** BEGIN **
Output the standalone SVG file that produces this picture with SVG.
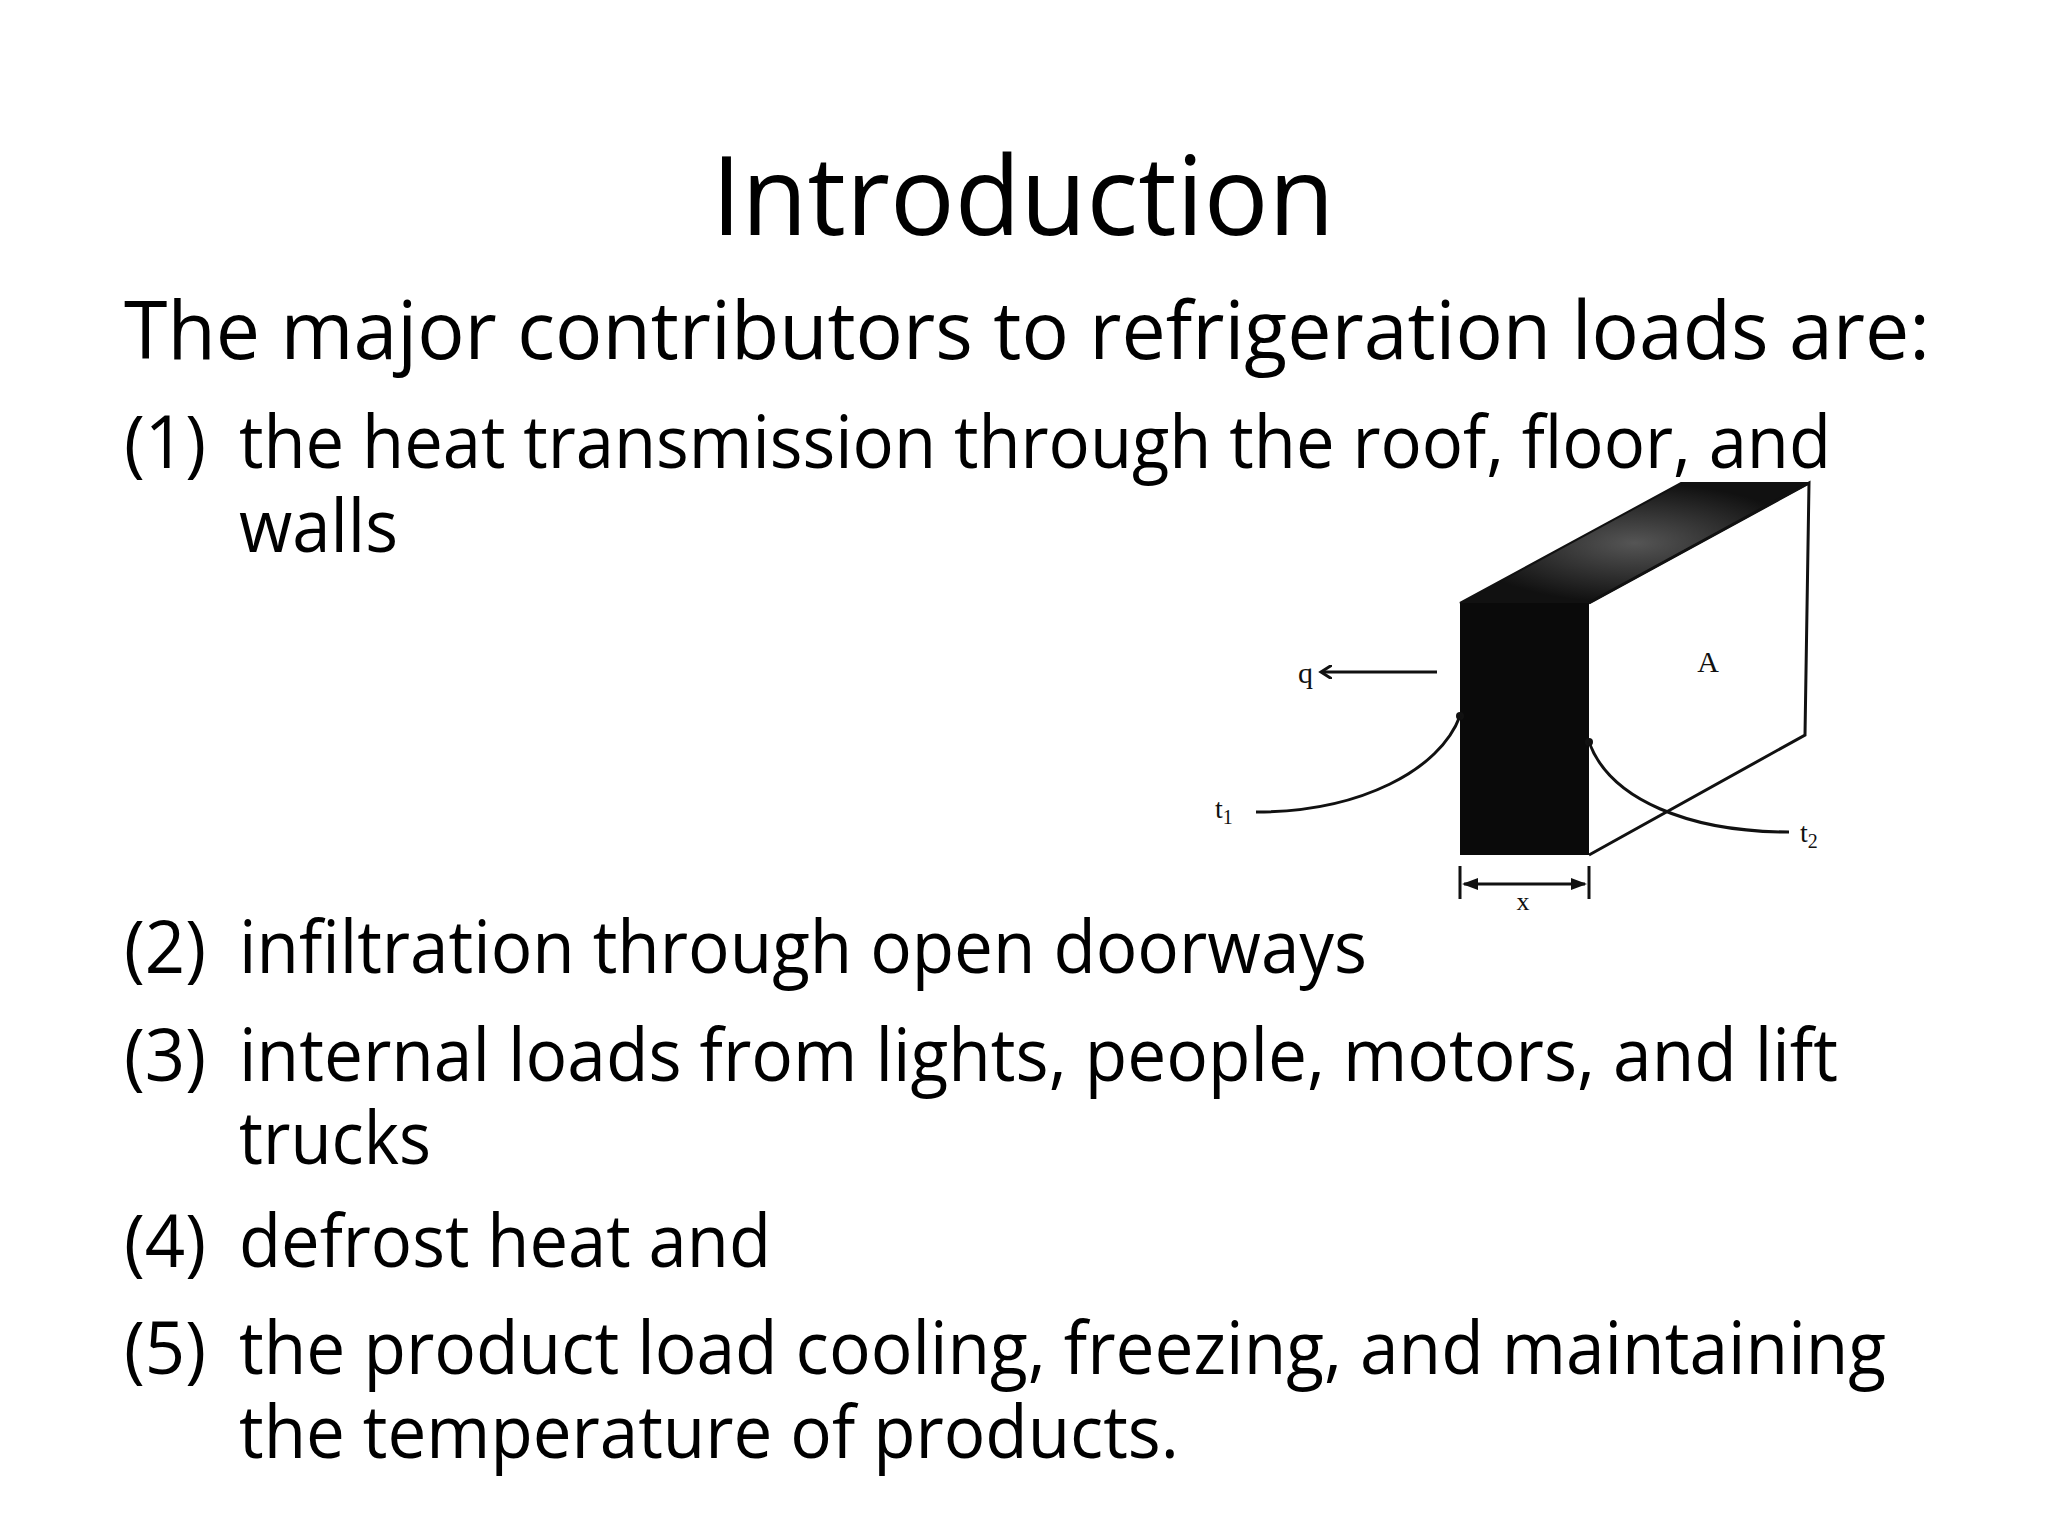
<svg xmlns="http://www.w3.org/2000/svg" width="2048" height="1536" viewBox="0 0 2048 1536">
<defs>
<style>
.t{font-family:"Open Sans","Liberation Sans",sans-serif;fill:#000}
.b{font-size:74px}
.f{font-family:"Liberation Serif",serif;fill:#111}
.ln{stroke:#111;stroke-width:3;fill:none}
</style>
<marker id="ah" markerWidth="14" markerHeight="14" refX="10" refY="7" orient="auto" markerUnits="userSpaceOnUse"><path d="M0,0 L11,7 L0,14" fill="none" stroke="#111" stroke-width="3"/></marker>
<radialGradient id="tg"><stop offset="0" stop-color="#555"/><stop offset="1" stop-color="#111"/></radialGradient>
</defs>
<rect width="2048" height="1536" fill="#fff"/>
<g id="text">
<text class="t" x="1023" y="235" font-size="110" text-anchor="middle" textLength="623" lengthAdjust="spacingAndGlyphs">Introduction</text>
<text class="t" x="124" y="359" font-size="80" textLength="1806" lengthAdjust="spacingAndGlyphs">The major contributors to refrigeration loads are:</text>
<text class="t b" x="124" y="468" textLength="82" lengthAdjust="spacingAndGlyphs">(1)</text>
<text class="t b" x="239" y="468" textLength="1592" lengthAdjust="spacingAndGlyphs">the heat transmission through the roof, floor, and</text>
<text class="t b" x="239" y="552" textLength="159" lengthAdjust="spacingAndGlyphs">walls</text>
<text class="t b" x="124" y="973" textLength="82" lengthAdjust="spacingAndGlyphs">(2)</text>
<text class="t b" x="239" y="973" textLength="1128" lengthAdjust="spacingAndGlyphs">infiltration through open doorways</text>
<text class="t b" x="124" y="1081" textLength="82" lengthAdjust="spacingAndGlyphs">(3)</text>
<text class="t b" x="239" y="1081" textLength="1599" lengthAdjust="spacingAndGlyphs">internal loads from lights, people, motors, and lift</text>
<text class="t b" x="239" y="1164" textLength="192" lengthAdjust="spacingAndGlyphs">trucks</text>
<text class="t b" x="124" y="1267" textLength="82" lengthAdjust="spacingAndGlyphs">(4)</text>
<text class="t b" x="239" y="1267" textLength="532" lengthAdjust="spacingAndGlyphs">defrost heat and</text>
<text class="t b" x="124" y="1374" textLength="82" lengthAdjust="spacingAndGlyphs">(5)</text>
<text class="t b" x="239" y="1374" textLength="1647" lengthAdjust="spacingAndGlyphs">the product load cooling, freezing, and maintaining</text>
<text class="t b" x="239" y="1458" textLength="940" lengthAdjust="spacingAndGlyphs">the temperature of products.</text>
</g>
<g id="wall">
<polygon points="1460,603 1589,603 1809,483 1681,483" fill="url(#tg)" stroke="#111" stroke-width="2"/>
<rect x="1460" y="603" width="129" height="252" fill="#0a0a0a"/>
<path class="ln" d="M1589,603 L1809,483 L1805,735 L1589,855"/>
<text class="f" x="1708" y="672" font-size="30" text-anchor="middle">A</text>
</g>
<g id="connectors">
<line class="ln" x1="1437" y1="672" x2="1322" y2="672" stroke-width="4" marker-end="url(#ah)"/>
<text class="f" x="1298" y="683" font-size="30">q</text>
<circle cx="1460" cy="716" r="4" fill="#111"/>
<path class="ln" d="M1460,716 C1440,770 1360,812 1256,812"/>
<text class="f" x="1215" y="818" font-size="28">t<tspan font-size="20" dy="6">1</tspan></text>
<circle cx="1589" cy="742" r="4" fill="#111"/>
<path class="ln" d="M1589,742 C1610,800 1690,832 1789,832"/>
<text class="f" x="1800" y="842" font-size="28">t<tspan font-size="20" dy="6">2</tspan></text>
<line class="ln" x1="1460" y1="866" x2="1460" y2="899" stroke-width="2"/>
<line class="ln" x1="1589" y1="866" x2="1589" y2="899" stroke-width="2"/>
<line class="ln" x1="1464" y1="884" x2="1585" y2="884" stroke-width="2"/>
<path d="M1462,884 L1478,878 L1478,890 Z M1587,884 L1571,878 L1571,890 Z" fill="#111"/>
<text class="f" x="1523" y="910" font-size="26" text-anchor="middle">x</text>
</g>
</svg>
** END **
- **Problem requirements**: Without the pictures, repeat the listing above exactly.

- **Final result**:
Output the standalone SVG file that produces this picture with SVG.
<svg xmlns="http://www.w3.org/2000/svg" width="2048" height="1536" viewBox="0 0 2048 1536">
<defs>
<style>
.t{font-family:"Open Sans","Liberation Sans",sans-serif;fill:#000}
.b{font-size:74px}
.f{font-family:"Liberation Serif",serif;fill:#111}
.ln{stroke:#111;stroke-width:3;fill:none}
</style>
<marker id="ah" markerWidth="14" markerHeight="14" refX="10" refY="7" orient="auto" markerUnits="userSpaceOnUse"><path d="M0,0 L11,7 L0,14" fill="none" stroke="#111" stroke-width="3"/></marker>
<radialGradient id="tg"><stop offset="0" stop-color="#555"/><stop offset="1" stop-color="#111"/></radialGradient>
</defs>
<rect width="2048" height="1536" fill="#fff"/>
<g id="text">
<text class="t" x="1023" y="235" font-size="110" text-anchor="middle" textLength="623" lengthAdjust="spacingAndGlyphs">Introduction</text>
<text class="t" x="124" y="359" font-size="80" textLength="1806" lengthAdjust="spacingAndGlyphs">The major contributors to refrigeration loads are:</text>
<text class="t b" x="124" y="468" textLength="82" lengthAdjust="spacingAndGlyphs">(1)</text>
<text class="t b" x="239" y="468" textLength="1592" lengthAdjust="spacingAndGlyphs">the heat transmission through the roof, floor, and</text>
<text class="t b" x="239" y="552" textLength="159" lengthAdjust="spacingAndGlyphs">walls</text>
<text class="t b" x="124" y="973" textLength="82" lengthAdjust="spacingAndGlyphs">(2)</text>
<text class="t b" x="239" y="973" textLength="1128" lengthAdjust="spacingAndGlyphs">infiltration through open doorways</text>
<text class="t b" x="124" y="1081" textLength="82" lengthAdjust="spacingAndGlyphs">(3)</text>
<text class="t b" x="239" y="1081" textLength="1599" lengthAdjust="spacingAndGlyphs">internal loads from lights, people, motors, and lift</text>
<text class="t b" x="239" y="1164" textLength="192" lengthAdjust="spacingAndGlyphs">trucks</text>
<text class="t b" x="124" y="1267" textLength="82" lengthAdjust="spacingAndGlyphs">(4)</text>
<text class="t b" x="239" y="1267" textLength="532" lengthAdjust="spacingAndGlyphs">defrost heat and</text>
<text class="t b" x="124" y="1374" textLength="82" lengthAdjust="spacingAndGlyphs">(5)</text>
<text class="t b" x="239" y="1374" textLength="1647" lengthAdjust="spacingAndGlyphs">the product load cooling, freezing, and maintaining</text>
<text class="t b" x="239" y="1458" textLength="940" lengthAdjust="spacingAndGlyphs">the temperature of products.</text>
</g>
<g id="wall">
<polygon points="1460,603 1589,603 1809,483 1681,483" fill="url(#tg)" stroke="#111" stroke-width="2"/>
<rect x="1460" y="603" width="129" height="252" fill="#0a0a0a"/>
<path class="ln" d="M1589,603 L1809,483 L1805,735 L1589,855"/>
<text class="f" x="1708" y="672" font-size="30" text-anchor="middle">A</text>
</g>
<g id="connectors">
<line class="ln" x1="1437" y1="672" x2="1322" y2="672" stroke-width="4" marker-end="url(#ah)"/>
<text class="f" x="1298" y="683" font-size="30">q</text>
<circle cx="1460" cy="716" r="4" fill="#111"/>
<path class="ln" d="M1460,716 C1440,770 1360,812 1256,812"/>
<text class="f" x="1215" y="818" font-size="28">t<tspan font-size="20" dy="6">1</tspan></text>
<circle cx="1589" cy="742" r="4" fill="#111"/>
<path class="ln" d="M1589,742 C1610,800 1690,832 1789,832"/>
<text class="f" x="1800" y="842" font-size="28">t<tspan font-size="20" dy="6">2</tspan></text>
<line class="ln" x1="1460" y1="866" x2="1460" y2="899" stroke-width="2"/>
<line class="ln" x1="1589" y1="866" x2="1589" y2="899" stroke-width="2"/>
<line class="ln" x1="1464" y1="884" x2="1585" y2="884" stroke-width="2"/>
<path d="M1462,884 L1478,878 L1478,890 Z M1587,884 L1571,878 L1571,890 Z" fill="#111"/>
<text class="f" x="1523" y="910" font-size="26" text-anchor="middle">x</text>
</g>
</svg>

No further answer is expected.